*What is expected*. Every line below should be copied exactly; drop the pictures.

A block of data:
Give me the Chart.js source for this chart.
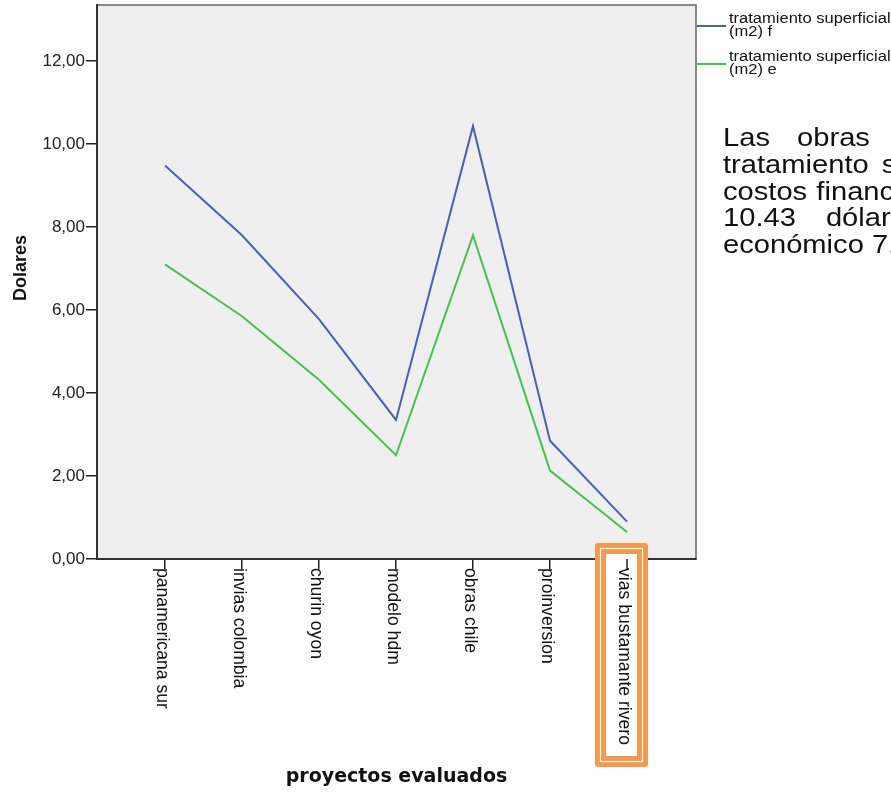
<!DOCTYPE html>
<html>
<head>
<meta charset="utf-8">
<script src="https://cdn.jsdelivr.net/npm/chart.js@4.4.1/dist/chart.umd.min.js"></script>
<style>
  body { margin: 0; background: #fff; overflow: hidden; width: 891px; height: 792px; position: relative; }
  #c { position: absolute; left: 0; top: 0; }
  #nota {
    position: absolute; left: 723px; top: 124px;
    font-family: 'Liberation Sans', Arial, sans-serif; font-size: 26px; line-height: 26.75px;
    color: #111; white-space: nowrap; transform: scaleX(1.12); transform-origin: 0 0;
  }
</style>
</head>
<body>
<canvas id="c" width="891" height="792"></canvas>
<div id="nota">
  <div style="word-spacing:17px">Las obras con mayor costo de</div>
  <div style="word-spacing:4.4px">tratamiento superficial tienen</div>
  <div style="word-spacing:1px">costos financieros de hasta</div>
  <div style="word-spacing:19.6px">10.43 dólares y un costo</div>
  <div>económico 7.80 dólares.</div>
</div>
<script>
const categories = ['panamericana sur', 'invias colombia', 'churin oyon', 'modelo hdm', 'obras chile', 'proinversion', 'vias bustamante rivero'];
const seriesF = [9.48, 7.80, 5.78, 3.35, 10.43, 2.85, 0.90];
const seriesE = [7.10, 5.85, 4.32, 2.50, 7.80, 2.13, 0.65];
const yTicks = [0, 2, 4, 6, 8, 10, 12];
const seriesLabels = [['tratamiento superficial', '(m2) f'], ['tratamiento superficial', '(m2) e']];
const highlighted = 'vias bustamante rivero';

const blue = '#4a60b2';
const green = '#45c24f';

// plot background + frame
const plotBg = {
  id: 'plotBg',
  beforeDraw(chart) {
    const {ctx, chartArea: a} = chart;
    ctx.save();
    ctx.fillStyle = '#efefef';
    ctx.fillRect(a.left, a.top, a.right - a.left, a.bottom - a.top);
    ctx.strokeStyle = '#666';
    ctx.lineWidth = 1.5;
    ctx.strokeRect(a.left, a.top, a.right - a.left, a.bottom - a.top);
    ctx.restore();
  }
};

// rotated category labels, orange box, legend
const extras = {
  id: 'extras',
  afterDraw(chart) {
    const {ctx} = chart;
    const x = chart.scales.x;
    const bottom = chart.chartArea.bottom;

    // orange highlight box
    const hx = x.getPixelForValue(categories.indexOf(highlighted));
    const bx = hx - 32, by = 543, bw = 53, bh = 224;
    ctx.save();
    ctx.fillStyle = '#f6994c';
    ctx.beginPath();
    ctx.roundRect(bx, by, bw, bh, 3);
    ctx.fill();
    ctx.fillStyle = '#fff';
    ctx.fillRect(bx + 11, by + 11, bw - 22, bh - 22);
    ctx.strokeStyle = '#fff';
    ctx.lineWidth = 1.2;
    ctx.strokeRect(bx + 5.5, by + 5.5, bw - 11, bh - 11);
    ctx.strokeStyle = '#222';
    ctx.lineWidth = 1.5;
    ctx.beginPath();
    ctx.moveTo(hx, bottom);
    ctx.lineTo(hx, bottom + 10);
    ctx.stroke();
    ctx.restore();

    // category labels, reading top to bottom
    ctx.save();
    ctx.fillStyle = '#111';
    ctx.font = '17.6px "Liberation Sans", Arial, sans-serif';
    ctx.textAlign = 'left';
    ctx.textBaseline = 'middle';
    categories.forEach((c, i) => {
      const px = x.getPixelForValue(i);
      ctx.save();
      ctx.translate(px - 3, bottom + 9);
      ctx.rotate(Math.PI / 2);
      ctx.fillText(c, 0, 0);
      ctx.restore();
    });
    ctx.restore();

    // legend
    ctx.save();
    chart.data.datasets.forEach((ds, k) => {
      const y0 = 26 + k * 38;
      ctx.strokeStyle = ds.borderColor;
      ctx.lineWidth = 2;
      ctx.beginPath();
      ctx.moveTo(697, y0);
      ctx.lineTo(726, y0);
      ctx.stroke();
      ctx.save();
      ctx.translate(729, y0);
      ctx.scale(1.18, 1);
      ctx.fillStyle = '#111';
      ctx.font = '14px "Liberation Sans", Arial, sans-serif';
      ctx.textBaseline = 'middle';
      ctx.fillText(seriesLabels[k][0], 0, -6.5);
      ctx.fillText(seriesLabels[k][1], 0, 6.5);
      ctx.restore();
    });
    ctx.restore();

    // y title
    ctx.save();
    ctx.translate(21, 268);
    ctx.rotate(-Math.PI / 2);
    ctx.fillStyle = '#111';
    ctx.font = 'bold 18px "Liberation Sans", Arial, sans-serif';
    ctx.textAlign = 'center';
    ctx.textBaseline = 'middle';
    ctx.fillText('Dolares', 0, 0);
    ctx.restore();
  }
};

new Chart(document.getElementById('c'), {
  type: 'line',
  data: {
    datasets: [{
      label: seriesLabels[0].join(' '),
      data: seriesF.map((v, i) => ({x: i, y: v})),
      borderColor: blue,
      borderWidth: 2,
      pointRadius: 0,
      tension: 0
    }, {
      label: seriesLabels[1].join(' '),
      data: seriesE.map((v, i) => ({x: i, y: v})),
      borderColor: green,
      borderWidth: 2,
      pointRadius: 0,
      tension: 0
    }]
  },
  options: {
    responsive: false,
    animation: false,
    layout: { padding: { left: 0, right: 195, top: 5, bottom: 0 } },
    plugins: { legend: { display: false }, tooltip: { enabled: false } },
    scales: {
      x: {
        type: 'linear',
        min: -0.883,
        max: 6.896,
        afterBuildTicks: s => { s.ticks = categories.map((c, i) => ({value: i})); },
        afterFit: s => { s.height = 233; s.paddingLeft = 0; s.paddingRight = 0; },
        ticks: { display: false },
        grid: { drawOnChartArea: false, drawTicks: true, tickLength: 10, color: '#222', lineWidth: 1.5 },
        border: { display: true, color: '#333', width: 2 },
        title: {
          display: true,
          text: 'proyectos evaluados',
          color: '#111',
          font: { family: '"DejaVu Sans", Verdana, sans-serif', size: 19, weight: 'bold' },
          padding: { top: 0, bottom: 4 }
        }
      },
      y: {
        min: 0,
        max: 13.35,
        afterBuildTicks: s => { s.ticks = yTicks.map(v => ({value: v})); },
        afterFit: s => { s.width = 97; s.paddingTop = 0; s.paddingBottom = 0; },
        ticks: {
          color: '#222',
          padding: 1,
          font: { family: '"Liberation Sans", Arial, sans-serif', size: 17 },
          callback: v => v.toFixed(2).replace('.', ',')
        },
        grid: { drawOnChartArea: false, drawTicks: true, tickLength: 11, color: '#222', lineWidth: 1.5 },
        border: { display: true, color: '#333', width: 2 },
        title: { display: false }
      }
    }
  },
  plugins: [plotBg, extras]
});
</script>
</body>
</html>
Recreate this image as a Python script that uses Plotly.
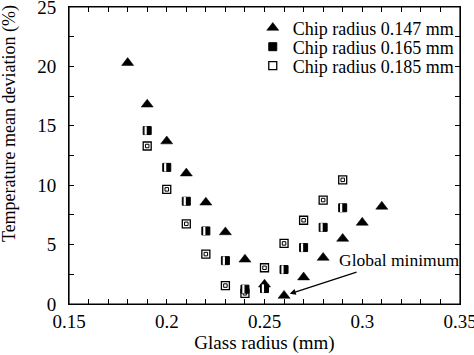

*Exercise response*.
Give me the Chart.js source for this chart.
<!DOCTYPE html>
<html>
<head>
<meta charset="utf-8">
<script src="https://cdn.jsdelivr.net/npm/chart.js@4.4.1/dist/chart.umd.min.js"></script>
<style>
  body { margin: 0; background: #fff; overflow: hidden; width: 891px; height: 792px; position: relative; }
  #c { position: absolute; left: 0; top: 0; }
  #nota {
    position: absolute; left: 723px; top: 124px;
    font-family: 'Liberation Sans', Arial, sans-serif; font-size: 26px; line-height: 26.75px;
    color: #111; white-space: nowrap; transform: scaleX(1.12); transform-origin: 0 0;
  }
</style>
</head>
<body>
<canvas id="c" width="891" height="792"></canvas>
<div id="nota">
  <div style="word-spacing:17px">Las obras con mayor costo de</div>
  <div style="word-spacing:4.4px">tratamiento superficial tienen</div>
  <div style="word-spacing:1px">costos financieros de hasta</div>
  <div style="word-spacing:19.6px">10.43 dólares y un costo</div>
  <div>económico 7.80 dólares.</div>
</div>
<script>
const categories = ['panamericana sur', 'invias colombia', 'churin oyon', 'modelo hdm', 'obras chile', 'proinversion', 'vias bustamante rivero'];
const seriesF = [9.48, 7.80, 5.78, 3.35, 10.43, 2.85, 0.90];
const seriesE = [7.10, 5.85, 4.32, 2.50, 7.80, 2.13, 0.65];
const yTicks = [0, 2, 4, 6, 8, 10, 12];
const seriesLabels = [['tratamiento superficial', '(m2) f'], ['tratamiento superficial', '(m2) e']];
const highlighted = 'vias bustamante rivero';

const blue = '#4a60b2';
const green = '#45c24f';

// plot background + frame
const plotBg = {
  id: 'plotBg',
  beforeDraw(chart) {
    const {ctx, chartArea: a} = chart;
    ctx.save();
    ctx.fillStyle = '#efefef';
    ctx.fillRect(a.left, a.top, a.right - a.left, a.bottom - a.top);
    ctx.strokeStyle = '#666';
    ctx.lineWidth = 1.5;
    ctx.strokeRect(a.left, a.top, a.right - a.left, a.bottom - a.top);
    ctx.restore();
  }
};

// rotated category labels, orange box, legend
const extras = {
  id: 'extras',
  afterDraw(chart) {
    const {ctx} = chart;
    const x = chart.scales.x;
    const bottom = chart.chartArea.bottom;

    // orange highlight box
    const hx = x.getPixelForValue(categories.indexOf(highlighted));
    const bx = hx - 32, by = 543, bw = 53, bh = 224;
    ctx.save();
    ctx.fillStyle = '#f6994c';
    ctx.beginPath();
    ctx.roundRect(bx, by, bw, bh, 3);
    ctx.fill();
    ctx.fillStyle = '#fff';
    ctx.fillRect(bx + 11, by + 11, bw - 22, bh - 22);
    ctx.strokeStyle = '#fff';
    ctx.lineWidth = 1.2;
    ctx.strokeRect(bx + 5.5, by + 5.5, bw - 11, bh - 11);
    ctx.strokeStyle = '#222';
    ctx.lineWidth = 1.5;
    ctx.beginPath();
    ctx.moveTo(hx, bottom);
    ctx.lineTo(hx, bottom + 10);
    ctx.stroke();
    ctx.restore();

    // category labels, reading top to bottom
    ctx.save();
    ctx.fillStyle = '#111';
    ctx.font = '17.6px "Liberation Sans", Arial, sans-serif';
    ctx.textAlign = 'left';
    ctx.textBaseline = 'middle';
    categories.forEach((c, i) => {
      const px = x.getPixelForValue(i);
      ctx.save();
      ctx.translate(px - 3, bottom + 9);
      ctx.rotate(Math.PI / 2);
      ctx.fillText(c, 0, 0);
      ctx.restore();
    });
    ctx.restore();

    // legend
    ctx.save();
    chart.data.datasets.forEach((ds, k) => {
      const y0 = 26 + k * 38;
      ctx.strokeStyle = ds.borderColor;
      ctx.lineWidth = 2;
      ctx.beginPath();
      ctx.moveTo(697, y0);
      ctx.lineTo(726, y0);
      ctx.stroke();
      ctx.save();
      ctx.translate(729, y0);
      ctx.scale(1.18, 1);
      ctx.fillStyle = '#111';
      ctx.font = '14px "Liberation Sans", Arial, sans-serif';
      ctx.textBaseline = 'middle';
      ctx.fillText(seriesLabels[k][0], 0, -6.5);
      ctx.fillText(seriesLabels[k][1], 0, 6.5);
      ctx.restore();
    });
    ctx.restore();

    // y title
    ctx.save();
    ctx.translate(21, 268);
    ctx.rotate(-Math.PI / 2);
    ctx.fillStyle = '#111';
    ctx.font = 'bold 18px "Liberation Sans", Arial, sans-serif';
    ctx.textAlign = 'center';
    ctx.textBaseline = 'middle';
    ctx.fillText('Dolares', 0, 0);
    ctx.restore();
  }
};

new Chart(document.getElementById('c'), {
  type: 'line',
  data: {
    datasets: [{
      label: seriesLabels[0].join(' '),
      data: seriesF.map((v, i) => ({x: i, y: v})),
      borderColor: blue,
      borderWidth: 2,
      pointRadius: 0,
      tension: 0
    }, {
      label: seriesLabels[1].join(' '),
      data: seriesE.map((v, i) => ({x: i, y: v})),
      borderColor: green,
      borderWidth: 2,
      pointRadius: 0,
      tension: 0
    }]
  },
  options: {
    responsive: false,
    animation: false,
    layout: { padding: { left: 0, right: 195, top: 5, bottom: 0 } },
    plugins: { legend: { display: false }, tooltip: { enabled: false } },
    scales: {
      x: {
        type: 'linear',
        min: -0.883,
        max: 6.896,
        afterBuildTicks: s => { s.ticks = categories.map((c, i) => ({value: i})); },
        afterFit: s => { s.height = 233; s.paddingLeft = 0; s.paddingRight = 0; },
        ticks: { display: false },
        grid: { drawOnChartArea: false, drawTicks: true, tickLength: 10, color: '#222', lineWidth: 1.5 },
        border: { display: true, color: '#333', width: 2 },
        title: {
          display: true,
          text: 'proyectos evaluados',
          color: '#111',
          font: { family: '"DejaVu Sans", Verdana, sans-serif', size: 19, weight: 'bold' },
          padding: { top: 0, bottom: 4 }
        }
      },
      y: {
        min: 0,
        max: 13.35,
        afterBuildTicks: s => { s.ticks = yTicks.map(v => ({value: v})); },
        afterFit: s => { s.width = 97; s.paddingTop = 0; s.paddingBottom = 0; },
        ticks: {
          color: '#222',
          padding: 1,
          font: { family: '"Liberation Sans", Arial, sans-serif', size: 17 },
          callback: v => v.toFixed(2).replace('.', ',')
        },
        grid: { drawOnChartArea: false, drawTicks: true, tickLength: 11, color: '#222', lineWidth: 1.5 },
        border: { display: true, color: '#333', width: 2 },
        title: { display: false }
      }
    }
  },
  plugins: [plotBg, extras]
});
</script>
</body>
</html>
Recreate this image as a Python script that uses Plotly.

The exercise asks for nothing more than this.